First Comes the Weeping

First Comes the Weeping

November 8, 2018

First Comes the Weeping

Just over a week ago it happened at a Jewish synagogue in Pittsburgh.  Now it has happened here. The news hit me hard me hard just over a week ago because it happened in a house of worship.  This time it hit me hard because it happened just down the road from where I live.  I have driven by the location.  I know college students who go there. I knew one of the students who died there because he went to CLU and sometimes attended Holy Trinity with his family.   The recent shooting at Borderline was a reminder that just because Thousand Oaks was ranked one of America’s safest cities, doesn’t mean a tragedy of this magnitude can’t happen here.

What do we say to this?  What can we say?  We can say we can’t believe it happened—it all seems so surreal.  We can say we are so sorry for the families affected.  We can say we will keep them in our thoughts and prayers.  But it all seems to fall short of the depth of sorrow, confusion, and helplessness we might be feeling.  It doesn’t seem like enough.

As Christians we can also say that we have the hope of Christ.  We can say we have a promise of everlasting life.  We can say that we believe that light will overcome darkness.  But it is also okay to admit that we might not feel that light in the moment.  We might not feel that hope right now.  It is okay to just weep awhile and acknowledge the hurt and the sadness and the anger that might come at a time like this.
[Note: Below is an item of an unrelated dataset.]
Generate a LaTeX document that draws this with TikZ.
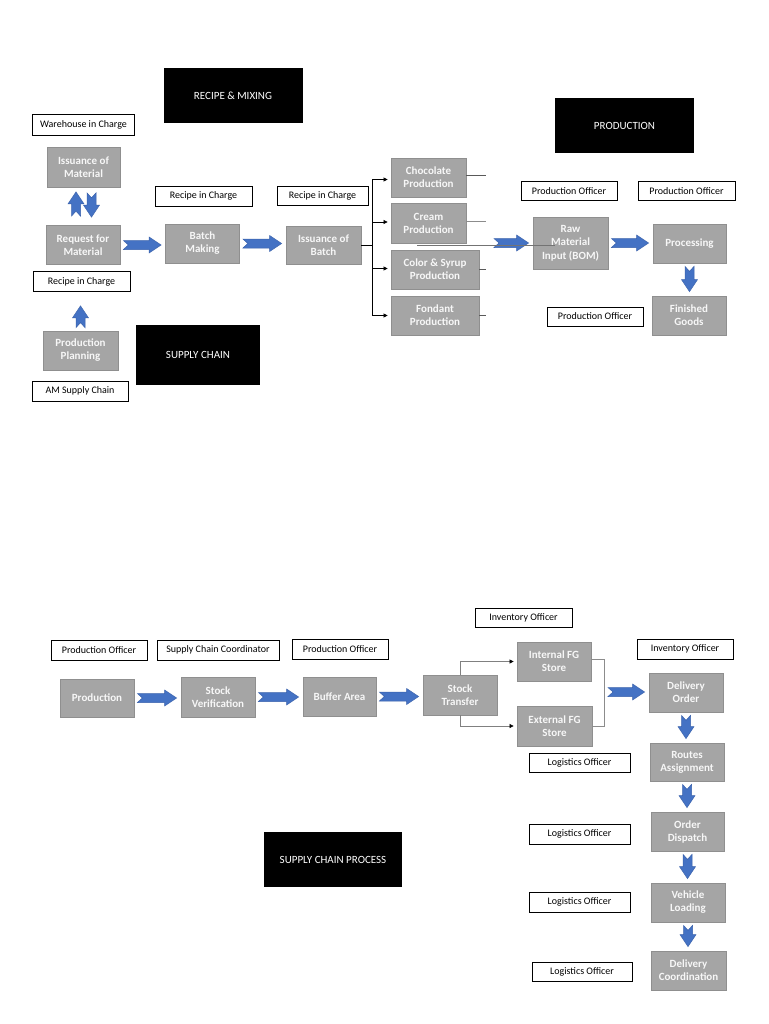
\documentclass[tikz,border=0pt]{standalone}
\usepackage{fontspec}
\setmainfont{Carlito}
\usetikzlibrary{arrows.meta,calc}

\definecolor{boxgray}{HTML}{A5A5A5}
\definecolor{boxedge}{HTML}{8F8F8F}
\definecolor{arrowblue}{HTML}{4472C4}
\definecolor{arrowedge}{HTML}{3A62AC}

\tikzset{
  stage/.style={draw=boxedge, fill=boxgray, line width=0.8pt, text=white!94!gray,
    font=\bfseries\fontsize{11}{13}\selectfont, align=center, inner sep=1pt},
  role/.style={draw=black, fill=white, line width=0.8pt,
    font=\fontsize{10}{12}\selectfont, inner sep=1pt},
  heading/.style={fill=black, text=white, font=\fontsize{11}{13}\selectfont, inner sep=1pt},
  branch/.style={line width=0.6pt, -{Triangle[length=4pt,width=4pt,color=black]}},
  stub/.style={draw=black!65, line width=0.6pt},
  harr/.style={draw=arrowedge, fill=arrowblue, line width=0.5pt, to path={
    let \p1=(\tikztostart), \p2=(\tikztotarget) in
    (\x1+3pt,\y1+4.5pt) -- (\x2-16pt,\y1+4.5pt) -- (\x2-16pt,\y1+8pt) -- (\x2-4pt,\y1)
    -- (\x2-16pt,\y1-8pt) -- (\x2-16pt,\y1-4.5pt) -- (\x1+3pt,\y1-4.5pt) -- (\x1+8pt,\y1) -- cycle}},
  darr/.style={draw=arrowedge, fill=arrowblue, line width=0.5pt, to path={
    let \p1=(\tikztostart), \p2=(\tikztotarget) in
    (\x1-4.5pt,\y1-3pt) -- (\x1-4.5pt,\y2+16pt) -- (\x1-8pt,\y2+16pt) -- (\x1,\y2+4pt)
    -- (\x1+8pt,\y2+16pt) -- (\x1+4.5pt,\y2+16pt) -- (\x1+4.5pt,\y1-3pt) -- (\x1,\y1-8pt) -- cycle}},
  uarr/.style={draw=arrowedge, fill=arrowblue, line width=0.5pt, to path={
    let \p1=(\tikztostart), \p2=(\tikztotarget) in
    (\x1-4.5pt,\y1+3pt) -- (\x1-4.5pt,\y2-16pt) -- (\x1-8pt,\y2-16pt) -- (\x1,\y2-4pt)
    -- (\x1+8pt,\y2-16pt) -- (\x1+4.5pt,\y2-16pt) -- (\x1+4.5pt,\y1+3pt) -- (\x1,\y1+8pt) -- cycle}},
}

\begin{document}
\begin{tikzpicture}[x=1pt,y=-1pt]
\fill[white] (0,0) rectangle (768,1024);
\useasboundingbox (0,0) rectangle (768,1024);

\node[heading, minimum width=139, minimum height=55] (mixhead) at (233,95.5) {RECIPE \& MIXING};
\node[heading, minimum width=124, minimum height=60] (chainhead) at (198,355) {SUPPLY CHAIN};
\node[heading, minimum width=139, minimum height=55] (prodhead) at (624.5,125.5) {PRODUCTION};
\node[heading, minimum width=138, minimum height=55] (processhead) at (333,859.5) {SUPPLY CHAIN PROCESS};

\node[role, minimum width=102, minimum height=21] (whcharge) at (83.5,124.5) {Warehouse in Charge};
\node[role, minimum width=97, minimum height=20] (rcbatch) at (203.5,196) {Recipe in Charge};
\node[role, minimum width=91, minimum height=19] (rcissue) at (322.5,196) {Recipe in Charge};
\node[role, minimum width=97, minimum height=20] (rcplan) at (81.5,281.5) {Recipe in Charge};
\node[role, minimum width=96, minimum height=20] (amchain) at (80,391) {AM Supply Chain};
\node[role, minimum width=96, minimum height=19] (porawin) at (569,191) {Production Officer};
\node[role, minimum width=97, minimum height=19] (poproc) at (686.5,191) {Production Officer};
\node[role, minimum width=96, minimum height=19] (pofin) at (595,316.5) {Production Officer};

\node[stage, minimum width=73, minimum height=40] (issmat) at (83.5,167.5) {Issuance of\\Material};
\node[stage, minimum width=74, minimum height=39] (reqmat) at (83,245) {Request for\\Material};
\node[stage, minimum width=74, minimum height=39] (batchmk) at (202.5,243.5) {Batch\\Making};
\node[stage, minimum width=75, minimum height=38] (issbatch) at (323.5,245) {Issuance of\\Batch};
\node[stage, minimum width=75, minimum height=39] (plan) at (80.5,350.5) {Production\\Planning};
\node[stage, minimum width=75, minimum height=39] (choc) at (428.5,177.5) {Chocolate\\Production};
\node[stage, minimum width=75, minimum height=40] (cream) at (428.5,223) {Cream\\Production};
\node[stage, minimum width=88, minimum height=39] (syrup) at (435,269.5) {Color \& Syrup\\Production};
\node[stage, minimum width=88, minimum height=39] (fondant) at (435,315.5) {Fondant\\Production};
\node[stage, minimum width=75, minimum height=52, font=\bfseries\fontsize{11}{13.5}\selectfont] (raw) at (570.5,243) {Raw\\Material\\Input (BOM)};
\node[stage, minimum width=73, minimum height=39] (proc) at (689.5,243.5) {Processing};
\node[stage, minimum width=74, minimum height=39] (fin) at (689,315.5) {Finished\\Goods};

\draw[uarr] ($(reqmat.north)+(-7,-6)$) to ($(issmat.south)+(-7,0)$);
\draw[darr] ($(issmat.south)+(8,2)$) to ($(reqmat.north)+(8,-4)$);
\draw[uarr] (plan.north) to ($(rcplan.south)+(0,10)$);
\draw[harr] (reqmat.east) to (batchmk.west);
\draw[harr] (batchmk.east) to (issbatch.west);

\coordinate (split) at (372,245);
\draw[line width=0.6pt] (issbatch.east) -- (split);
\draw[branch] (split) |- ($(choc.west)+(-3,2)$);
\draw[branch] (split) |- ($(cream.west)+(-3,-1)$);
\draw[branch] (split) |- ($(syrup.west)+(-3,-1)$);
\draw[branch] (split) |- ($(fondant.west)+(-3,0)$);

\coordinate (stubend) at (486,0);
\draw[stub] ($(choc.east)+(0,-2)$) -- ($(choc.east -| stubend)+(0,-2)$);
\draw[stub, draw=black!45] ($(cream.east)+(0,-2)$) -- ($(cream.east -| stubend)+(0,-2)$);
\draw[stub] (syrup.east) -- (syrup.east -| stubend);
\draw[stub, line width=1pt] (fondant.east) -- (fondant.east -| stubend);

\coordinate (bomtail) at (491,243);
\draw[harr] (bomtail) to (raw.west);
\coordinate (stray) at (417,245);
\draw[draw=black!55, line width=0.6pt] (stray) -- ($(raw.west)+(22,2)$);
\draw[harr] (raw.east) to (proc.west);
\draw[darr] (proc.south) to (fin.north);

\node[role, minimum width=96, minimum height=20] (poprod) at (99,650) {Production Officer};
\node[role, minimum width=122, minimum height=20] (sccoord) at (218,650) {Supply Chain Coordinator};
\node[role, minimum width=96, minimum height=20] (pobuffer) at (340,649) {Production Officer};
\node[role, minimum width=97, minimum height=19] (invstore) at (523.5,617.5) {Inventory Officer};
\node[role, minimum width=96, minimum height=20] (invorder) at (685,649) {Inventory Officer};
\node[role, minimum width=101, minimum height=19] (loroute) at (579.5,762.5) {Logistics Officer};
\node[role, minimum width=101, minimum height=20] (lodispatch) at (579.5,834) {Logistics Officer};
\node[role, minimum width=101, minimum height=20] (loload) at (579.5,902) {Logistics Officer};
\node[role, minimum width=100, minimum height=19] (locoord) at (582,971.5) {Logistics Officer};

\node[stage, minimum width=74, minimum height=38] (prod) at (97,698) {Production};
\node[stage, minimum width=74, minimum height=40] (stockv) at (218,697) {Stock\\Verification};
\node[stage, minimum width=73, minimum height=39] (buffer) at (339.5,696.5) {Buffer Area};
\node[stage, minimum width=74, minimum height=40] (transfer) at (460,695) {Stock\\Transfer};
\node[stage, minimum width=74, minimum height=39] (internal) at (554,661.5) {Internal FG\\Store};
\node[stage, minimum width=75, minimum height=40] (external) at (554.5,726) {External FG\\Store};
\node[stage, minimum width=74, minimum height=39] (delorder) at (686,692.5) {Delivery\\Order};
\node[stage, minimum width=74, minimum height=38] (routes) at (687,762) {Routes\\Assignment};
\node[stage, minimum width=73, minimum height=39] (dispatch) at (687.5,831.5) {Order\\Dispatch};
\node[stage, minimum width=74, minimum height=39] (vehicle) at (688,902.5) {Vehicle\\Loading};
\node[stage, minimum width=75, minimum height=39] (delcoord) at (688.5,970.5) {Delivery\\Coordination};

\draw[harr] (prod.east) to (stockv.west);
\draw[harr] (stockv.east) to (buffer.west);
\draw[harr] (buffer.east) to (transfer.west);
\draw[branch, draw=black!50] (transfer.north) |- ($(internal.west)+(-3,0)$);
\draw[branch, draw=black!50] (transfer.south) |- ($(external.west)+(-3,0)$);
\coordinate (fgjoin) at (604,692);
\draw[draw=black!45, line width=0.6pt] ($(internal.east)+(0,-2)$) -| (fgjoin) |- (external.east);
\coordinate (fgtail) at (605,692);
\draw[harr] (fgtail) to (delorder.west);
\draw[darr] (delorder.south) to (routes.north);
\draw[darr] (routes.south) to (dispatch.north);
\draw[darr] (dispatch.south) to (vehicle.north);
\draw[darr] (vehicle.south) to (delcoord.north);
\end{tikzpicture}
\end{document}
Last Sunday our guest preacher shared a message based on the story of Lazarus being raised from the dead.  As he reflected on the passage he asked the question, “Why did Jesus weep when he knew he was going to raise Lazarus from the dead?”  I liked this observation because it reminded me that when people are grieving it is important to allow ourselves to be in that grief for a moment and not be too quick to rush to words of hope and joy in the resurrection.  Yes, it does not feel good to have the hurt of sadness tear at our hearts.  Yes, we long to comfort people in any way we can. But we also do not want to deny that there is grief.  We also do not want to pretend that there is not sadness, or make people feel like they don’t have the permission to experience their sorrow.  It is true that our loved ones go to be in a better place, however, that does not mean we don’t really miss them being with us.

In the coming days our community will need to hear a word of hope.  They will need to hear of a promise of a life beyond this one.  But for now, let us not be afraid to simply weep for a moment and to remember that God is weeping with us.